Si le législateur veut « bien faire », il doit ainsi veiller à un contrôle effectif par un agent des forces publiques et il doit veiller à ce que les compétences soient limitées et qu’elles n’empiètent sur des prérogatives qui relèvent par nature à des agents de la force publique. Exercer une apparence de police générale, oui, mais uniquement dans des lieux déterminés (par. 120). User d’un pouvoir de contrainte, oui, mais uniquement avec l’assistance de la force publique (par. 66). Filmer les abords immédiats d’un véhicule ou d’un lieu, oui, mais cela ne doit pas aller au-delà (par. 120).
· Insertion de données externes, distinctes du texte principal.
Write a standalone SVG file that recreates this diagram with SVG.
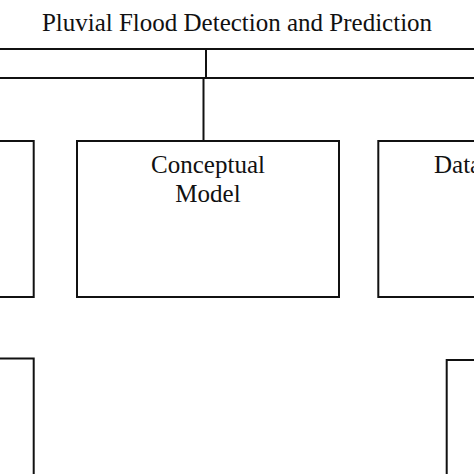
<svg xmlns="http://www.w3.org/2000/svg" width="474" height="474" viewBox="0 0 474 474">
<style>
.box{fill:#fff;stroke:#111;stroke-width:2}
.ln{stroke:#111;stroke-width:2;fill:none}
text{font-family:"Liberation Serif","Times New Roman",serif;font-size:25px;fill:#111}
</style>
<rect width="474" height="474" fill="#fff"/>
<g id="title"><text x="237" y="31" text-anchor="middle">Pluvial Flood Detection and Prediction</text></g>
<g id="connectors">
<line class="ln" x1="-5" y1="49" x2="480" y2="49"/>
<line class="ln" x1="-5" y1="78" x2="480" y2="78"/>
<line class="ln" x1="206" y1="49" x2="206" y2="78"/>
<line class="ln" x1="203.5" y1="78" x2="203.5" y2="141"/>
</g>
<g id="node-left"><rect class="box" x="-20" y="141" width="53.7" height="156"/></g>
<g id="node-conceptual"><rect class="box" x="77" y="141" width="262" height="156"/>
<text x="208" y="173" text-anchor="middle">Conceptual</text>
<text x="208" y="202" text-anchor="middle">Model</text></g>
<g id="node-data"><rect class="box" x="378.3" y="141" width="120" height="156"/>
<text x="434" y="173">Data</text></g>
<g id="node-bottom-left"><rect class="box" x="-20" y="358.5" width="53.7" height="140"/></g>
<g id="node-bottom-right"><rect class="box" x="446.7" y="360" width="60" height="140"/></g>
</svg>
Bref, le Conseil constitutionnel semble bien avoir posé un effet de seuil entre ce qui relève d’une délégation de prérogatives générales (qui reste interdite) et d’une délégation de prérogatives limitées (qui est autorisée sous conditions).
Les agents de sécurité privée ne se sont pas transformés en Judge Dredd par l’effet de cette décision. Toutefois, cet infléchissement (certains parleront certainement de « clarification ») renforce le mouvement vers une confusion des prérogatives entre le public et le privé où le privé voit son arsenal être musclé et ses prérogatives accrues.